Web Commerce Today, Issue 41, December 15, 2000
In the struggle between "Pure-Play" Web-only e-tailers and the established Brick-and-Mortar retailers (sometimes called "Click-and-Mortar" stores) are now going online in earnest and seem to be gaining.
Advantages of Click-and-Mortar Retailers
National retail chains now seem to be taking to the Web, but for the longest time they were biding their time. National retailers have several advantages:
- A recognizable national brand . They don't have to build their brand from scratch like Web-only companies. They already possess built-in trust and customer loyalty.
- An established company . For national retailers, the Web is not a make-it-or-break-it proposition. They have the capital to continue until it becomes profitable.
- Excellent customer service . If national retailers can deliver customer service to online customers in their retail stores, they can offer a level of service that Web-only e-tailers are unable to reproduce.
But national retailers have some struggles, too.
- Learning curve . Retail is a lot different from e-tailing, which is essentially a mail order catalog business. National retailers have to master an entirely new kind of business in order to succeed.
- Logistics are different . Most retail chains are set up to distribute products from warehouses to stores in pallet size loads. E-tailing requires distributing products to end-users in package-size containers. Very different!
- Expensive servers and software . National retailers don't have the luxury of starting small with outsourced e-commerce hosting. They are working on such a large scale that they need to go to the expense of building a system that will take a lot of traffic without failure.
- Integration . Integrating Internet customer, inventory, and product databases with existing company databases is complex and expensive. But without integration, much of the power the system is capable of can't be realized.
- Investment costs . Many national retailers have found they must form separate companies for their online incarnations for two reasons. First, the personnel need different skills and a different mindset than traditional retailers. Second, investment in a separate company can be treated for accounting purposes as a capital investment rather than an operating loss.
Advantages of Pure-Play E-Tailers
Pure-play, Web-only e-tailers have some advantages, too, such as:
- Flexibility . They are small enough to learn quickly and make necessary changes.
- Understanding . They live and breathe the Internet, working in their own medium.
- Costs . Pure-play e-tailers aren't burdened with huge capital investments in prime location real estate and buildings. If they can keep costs down, they can compete successfully with their established competitors.
But it is becoming clear that there are many disadvantages. To name a couple:
- Branding . Pure-plays must spend a great deal of money paying for brand recognition that click-and-mortar businesses already possess.
- Funding . Many pure-play e-tailers have gone through their first and second rounds of funding, and still aren't profitable, so further funding is drying up.
Advantages of Mom and Pop Click-and-Mortar Businesses
I think that Mom and Pop retailers have an excellent chance of profiting from adding an e-commerce department to their existing retail operation.
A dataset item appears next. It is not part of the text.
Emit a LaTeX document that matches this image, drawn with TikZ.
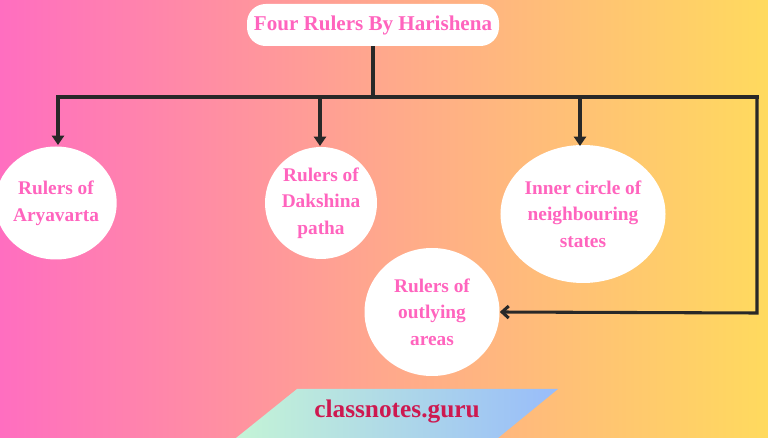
\documentclass[tikz,border=0pt]{standalone}
\usepackage{fontspec}
\setmainfont{Liberation Serif}
\usetikzlibrary{arrows.meta,shapes.geometric}
\definecolor{bgL}{RGB}{255,110,192}
\definecolor{bgM}{RGB}{255,168,140}
\definecolor{bgR}{RGB}{255,218,94}
\definecolor{pinktxt}{RGB}{255,100,190}
\definecolor{linec}{RGB}{40,40,40}
\definecolor{bannerL}{RGB}{196,244,214}
\definecolor{bannerR}{RGB}{152,188,250}
\definecolor{crimson}{RGB}{205,25,80}
\begin{document}
\begin{tikzpicture}[x=0.75pt,y=-0.75pt,
  circ/.style={draw=none,fill=white,ellipse,inner sep=0pt,align=center,text=pinktxt,font=\fontsize{14.5}{20}\selectfont\bfseries},
  conn/.style={draw=linec,line width=2.3pt},
  downarrow/.style={conn,-{Triangle[length=7pt,width=9pt]}},
  barb/.style={conn,-{Straight Barb[length=5pt,width=9pt]}}]
\shade[left color=bgL,right color=bgR,middle color=bgM] (0,0) rectangle (768,438);
\useasboundingbox (0,0) rectangle (768,438);
% title
\node[fill=white,rounded corners=14pt,minimum width=252*0.75pt,minimum height=42*0.75pt,inner sep=0pt,text=pinktxt,font=\fontsize{15.8}{20}\selectfont\bfseries] (title) at (373,25) {Four Rulers By Harishena};
% circles
\node[circ,minimum width=112*0.75pt,minimum height=113*0.75pt] (arya) at (56,203) {Rulers of\\Aryavarta};
\node[circ,minimum width=112*0.75pt,minimum height=112*0.75pt] (daks) at (321,203) {Rulers of\\Dakshina\\patha};
\node[circ,minimum width=163*0.75pt,minimum height=138*0.75pt] (inner) at (583,214) {Inner circle of\\neighbouring\\states};
\node[circ,minimum width=135*0.75pt,minimum height=128*0.75pt] (outl) at (432,312) {Rulers of\\outlying\\areas};
% connectors
\coordinate (hub) at (373,97);
\coordinate (lft) at (58,97);
\coordinate (mid) at (320,97);
\coordinate (rgt) at (580,97);
\coordinate (far) at (757,97);
\coordinate (farb) at (757,313);
\draw[conn] (title.south) -- (hub);
\draw[conn,line cap=rect] (lft) -- (far);
\draw[downarrow] (lft) -- (58,145);
\draw[downarrow] (mid) -- (320,146);
\draw[downarrow] (rgt) -- (580,146);
\draw[barb,line join=miter] (far) -- (farb) -- (outl.east);
% banner
\shade[left color=bannerL,right color=bannerR] (297,389) -- (558,389) -- (498,438) -- (236,438) -- cycle;
\node[text=crimson,font=\fontsize{19}{21}\selectfont\bfseries] (site) at (397,412) {classnotes.guru};
\end{tikzpicture}
\end{document}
Advantages are:
- Start-up costs . Initial costs are relatively low. E-commerce hosting can be outsourced. The main expense is creating a product database with full product information and product photos to be uploaded to the online store.
- Inventory . Since the Mom and Pop store already carries the products in stock, it can sell from the same inventory it manages for its retail business.
- Customer Service . Since inventory and shipping are done in-house, customer service can be quick, efficient, and personal. A telephone can be installed to reach an employee that is assigned part-time, and later full-time, to the e-commerce department.
- Shipping . Shipping will be a new operation for a retailer, but a relatively small shipping operation can be conducted with part-time help from the back room of a retail shop.
I believe that a Mom-and-Pop retailer can add 10% to 30% to annual revenue from an online store rather easily so that profits show up quickly. The biggest challenge I see is growth. If the online department flourishes, it will outgrow the existing brick-and-mortar location, along with most of the built-in advantages that come with it. A new location, new employees, new accounting and inventory programs, etc. must be set up, cutting into profitability. So long as the online department is relatively small, it can be a rather easy, low risk, and profitable addition to the overall business.